Colossal Dreadmaw is a meme-y Magic card because it was almost printed four times in five sets. However, for such a simple design, its art does a great job of communicating how massive and dangerous a dinosaur can be. Dinosaurs are large and majestic, but this one is friggin’ scary.

Compare this with Apex Altisaur. We’ve seen two previous Altisaurs: Looming Altisaur (a massive but hardly threatening creature) and Temple Altisaur (a visually small and mechanically defensive creature). From what little we know of altisaurs and what we can glean of their names, they are large, long-necked, and less aggressive dinosaurs. Why then, is Apex Altisaur an altisaur and not a dreadmaw or some other twist on a T-Rex? The design of the creature is a ravenous, massive dinosaur constantly itching for a fight, but the artwork is of a very, very big thing. I couldn’t tell whether it was maybe chewing on another dinosaur, so I went to Simon Dominic’s site and found a large version of the artwork:

Apex Altisaur by Simon Dominic

Nope, it’s not chewing on anything. Those little things by its mouth aren’t chunks of meat or rage-spittle, they’re scale birds. I’d thought that maybe this was a reused piece of artwork, but then I noticed that that’s a Colossal Dreadmaw next to it. It’s a scale dinosaur. That’s a fun way to communicate just how massive this thing is, but it suggests that the art team knew full well what they were dealing with when they commissioned this. If so, I’m surprised they chose to make it an altisaur and then to pose it in such a way that it clearly isn’t fighting anything. Maybe it’s about to just ruin that dreadmaw’s day, but that’s a subtle thing to communicate in a tiny piece of art that also needs to communicate the two dinosaurs’ relative scale, Apex Altisaur‘s scale in relation to the environment, and the area itself while also fitting in a small area on a 3.5″ x 2.5″ card.

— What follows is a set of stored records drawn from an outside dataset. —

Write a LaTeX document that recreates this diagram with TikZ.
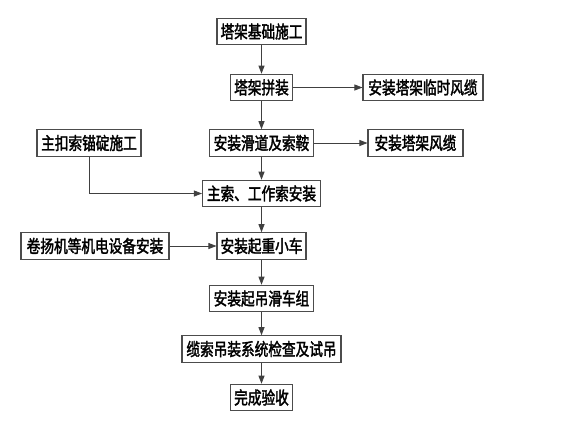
\documentclass[tikz,border=0pt]{standalone}
\usepackage{fontspec}
\newfontfamily\cjk[FakeStretch=0.78,FakeBold=2]{Noto Sans CJK SC}
\usetikzlibrary{arrows.meta}
\begin{document}
\begin{tikzpicture}[x=1pt,y=-1pt,
  box/.style={draw=black!70,line width=1.1pt,fill=white,inner sep=0pt,
    minimum height=26.5pt,font=\cjk\fontsize{17.5}{19}\selectfont},
  arr/.style={draw=black!75,line width=0.8pt,-{Triangle[length=8pt,width=6pt]}}]
\useasboundingbox (0,0) rectangle (575,432);
\node[box,minimum width=89pt]  (n1)  at (261.5,31.5)  {塔架基础施工};
\node[box,minimum width=62pt]  (n2)  at (261.5,87.5)  {塔架拼装};
\node[box,minimum width=120pt] (n3)  at (423,87.5)    {安装塔架临时风缆};
\node[box,minimum width=104pt] (n4)  at (261.5,143)   {安装滑道及索鞍};
\node[box,minimum width=95pt]  (n5)  at (415.5,143)   {安装塔架风缆};
\node[box,minimum width=104pt] (n6)  at (89,143)      {主扣索锚碇施工};
\node[box,minimum width=118pt] (n7)  at (261.5,193.5) {主索、工作索安装};
\node[box,minimum width=148pt] (n8)  at (95,246)      {卷扬机等机电设备安装};
\node[box,minimum width=89pt]  (n9)  at (261.5,246)   {安装起重小车};
\node[box,minimum width=104pt] (n10) at (261.5,298.5) {安装起吊滑车组};
\node[box,minimum width=159pt] (n11) at (261.5,349)   {缆索吊装系统检查及试吊};
\node[box,minimum width=62pt]  (n12) at (261.5,397.5) {完成验收};
\draw[arr] (n1) -- (n2);
\draw[arr] (n2) -- (n3);
\draw[arr] (n2) -- (n4);
\draw[arr] (n4) -- (n5);
\draw[arr] (n4) -- (n7);
\draw[arr] (n6.south) |- (n7.west);
\draw[arr] (n7) -- (n9);
\draw[arr] (n8) -- (n9);
\draw[arr] (n9) -- (n10);
\draw[arr] (n10) -- (n11);
\draw[arr] (n11) -- (n12);
\end{tikzpicture}
\end{document}
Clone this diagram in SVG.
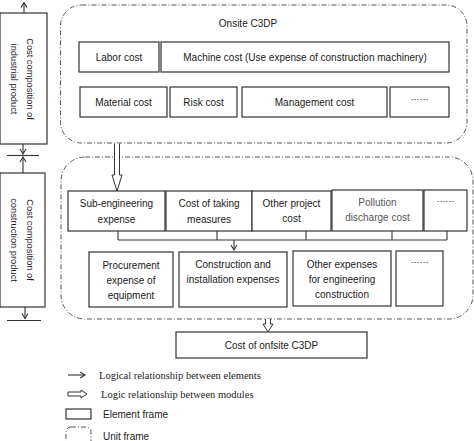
<svg xmlns="http://www.w3.org/2000/svg" width="474" height="441" viewBox="0 0 474 441">
<style>
.box{fill:#fff;stroke:#333;stroke-width:1.2}
.frame{fill:none;stroke:#555;stroke-width:1;stroke-dasharray:5 2 1 2}
.t{font-family:"Liberation Sans",Arial,sans-serif;font-size:10px;fill:#1a1a1a;text-anchor:middle}
.rt{font-size:9.3px}
.dots{font-family:"Noto Sans CJK SC","Liberation Sans",sans-serif;font-size:9px;fill:#222;text-anchor:middle}
.leg{font-family:"Liberation Serif","Times New Roman",serif;font-size:10.5px;fill:#222}
.legs{font-family:"Liberation Sans",Arial,sans-serif;font-size:10px;fill:#222}
.ln{fill:none;stroke:#333;stroke-width:1.1}
.hollow{fill:#fff;stroke:#333;stroke-width:1}
</style>
<defs>
<marker id="ah" markerWidth="8" markerHeight="8" refX="6" refY="4" orient="auto" markerUnits="userSpaceOnUse">
<path d="M1,1 L6,4 L1,7" fill="none" stroke="#333" stroke-width="1.1"/>
</marker>
</defs>
<rect width="474" height="441" fill="#fff"/>

<g id="left-industrial">
<rect class="box" x="0" y="13" width="47" height="131"/>
<text class="t rt" transform="translate(22,79) rotate(90)"><tspan x="0" y="-4.5">Cost composition of</tspan><tspan x="0" y="11.5">industrial product</tspan></text>
</g>
<g id="left-construction">
<rect class="box" x="0" y="173" width="45" height="134"/>
<text class="t rt" transform="translate(22,240) rotate(90)"><tspan x="0" y="-4.5">Cost composition of</tspan><tspan x="0" y="11.5">construction product</tspan></text>
</g>

<g id="frame-onsite">
<rect class="frame" x="60.5" y="5" width="406.5" height="138" rx="21"/>
<text class="t" x="248" y="27">Onsite C3DP</text>
</g>
<g id="frame-construction">
<rect class="frame" x="61" y="157" width="412" height="162" rx="24"/>
</g>

<g id="n-labor"><rect class="box" x="79" y="42" width="80" height="30"/><text class="t" x="119" y="60.5">Labor cost</text></g>
<g id="n-machine"><rect class="box" x="161" y="42" width="288" height="30"/><text class="t" x="305" y="60.5">Machine cost (Use expense of construction machinery)</text></g>
<g id="n-material"><rect class="box" x="80" y="87" width="87" height="30"/><text class="t" x="123.5" y="105.5">Material cost</text></g>
<g id="n-risk"><rect class="box" x="170" y="87" width="67" height="30"/><text class="t" x="203.5" y="105.5">Risk cost</text></g>
<g id="n-management"><rect class="box" x="242" y="87" width="145" height="30"/><text class="t" x="314.5" y="105.5">Management cost</text></g>
<g id="n-more1"><rect class="box" x="390" y="87" width="59" height="30"/><text class="dots" x="419.5" y="103">……</text></g>

<g id="n-subeng"><rect class="box" x="68" y="191" width="97" height="40"/><text class="t" x="116.5" y="206.5">Sub-engineering</text><text class="t" x="116.5" y="222.5">expense</text></g>
<g id="n-measures"><rect class="box" x="166" y="191" width="86" height="40"/><text class="t" x="209" y="206.5">Cost of taking</text><text class="t" x="209" y="222.5">measures</text></g>
<g id="n-otherproj"><rect class="box" x="252" y="191" width="79" height="40"/><text class="t" x="291.5" y="206.5">Other project</text><text class="t" x="291.5" y="222">cost</text></g>
<g id="n-pollution"><rect class="box" x="332" y="190" width="91" height="41"/><text class="t" x="377.5" y="205.5" style="fill:#555">Pollution</text><text class="t" x="377.5" y="221" style="fill:#555">discharge cost</text></g>
<g id="n-more2"><rect class="box" x="424" y="190" width="43" height="41"/><text class="dots" x="445.5" y="205">……</text></g>

<g id="n-procurement"><rect class="box" x="89" y="252" width="84" height="55"/><text class="t" x="131" y="268.5">Procurement</text><text class="t" x="131" y="283.5">expense of</text><text class="t" x="131" y="298.5">equipment</text></g>
<g id="n-construction"><rect class="box" x="179" y="252" width="108" height="55"/><text class="t" x="233" y="267.5">Construction and</text><text class="t" x="233" y="282.5">installation expenses</text></g>
<g id="n-otherexp"><rect class="box" x="293" y="251" width="98" height="55"/><text class="t" x="342" y="267.5">Other expenses</text><text class="t" x="342" y="282.5">for engineering</text><text class="t" x="342" y="297.5">construction</text></g>
<g id="n-more3"><rect class="box" x="396" y="251" width="47" height="55"/><text class="dots" x="419.5" y="266">……</text></g>

<g id="n-total"><rect class="box" x="176" y="332" width="191" height="26"/><text class="t" x="271.5" y="348.5">Cost of onfsite C3DP</text></g>

<g id="connectors">
<line class="ln" x1="24" y1="13" x2="24" y2="2.5" marker-end="url(#ah)"/>
<line class="ln" x1="23" y1="144" x2="23" y2="154" marker-end="url(#ah)"/>
<line class="ln" x1="7" y1="155.5" x2="39" y2="155.5"/>
<line class="ln" x1="23" y1="173" x2="23" y2="157" marker-end="url(#ah)"/>
<line class="ln" x1="25" y1="307" x2="25" y2="318.5" marker-end="url(#ah)"/>
<line class="ln" x1="7" y1="320.5" x2="41" y2="320.5"/>
<path class="hollow" d="M114.5,143.5 V175 H112 L117,191 L122,175 H119.5 V143.5"/>
<path class="ln" d="M118,231 V240 M217,231 V240 M306,231 V240 M392,231 V240 M447,231 V240 M118,240 H447"/>
<line class="ln" x1="234" y1="240" x2="234" y2="250" marker-end="url(#ah)"/>
<path class="hollow" d="M265.5,319 V324 H263 L268,332 L273,324 H270.5 V319"/>
</g>

<g id="legend">
<line class="ln" x1="68" y1="375" x2="85" y2="375" marker-end="url(#ah)"/>
<text class="leg" x="99" y="379">Logical relationship between elements</text>
<path class="hollow" d="M68,392 H81 V390 L87,394 L81,398 V396 H68 Z"/>
<text class="leg" x="101" y="397.5">Logic relationship between modules</text>
<rect class="box" x="66" y="409" width="25" height="10"/>
<text class="legs" x="103" y="417.5">Element frame</text>
<rect class="frame" x="66" y="427" width="25" height="22" rx="5"/>
<text class="legs" x="103" y="440">Unit frame</text>
</g>
</svg>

Yes, this is a small nitpick, but it’s the one thing that keeps me from totally loving this card. I was excited to discover such an elegant way to crack this design question I’ve had for years and how it withstood my initial criticism so easily. At the end of the day, I appreciate the art, but it being mismatched with the card’s function is the only thing I can confidently criticize. It’s always good to give designers the benefit of the doubt, and I can’t wait to see what I’ve missed in the art, design, or lore to countermand my criticism of the art. But of those three lenses, I’ve been trained most in design and least in art, so my bias is certainly to find fault there. That’s my final lesson for today: know what you’re good and not-so-good at perceiving and let that mediate your judgments.

And, as always, thanks for reading.

Zachary Barash is a New York City-based game designer and the commissioner of Team Draft League. He designs for Kingdom Death: Monster, has a Game Design MFA from the NYU Game Center, and does freelance game design. When the stars align, he streams Magic (but the stars align way less often than he’d like).

His favorite card of the month is Ill-Gotten Inheritance. It’s not often that you can staple two generally bad effects together and get something powerful, but this unassuming enchantment managed to create an exciting whole out of underwhelming parts. Moreover, it subtly engaged with two very different guilds’ themes while enabling both aggressive and defensive strategies. That’s a lot of work for a pretty straightforward common.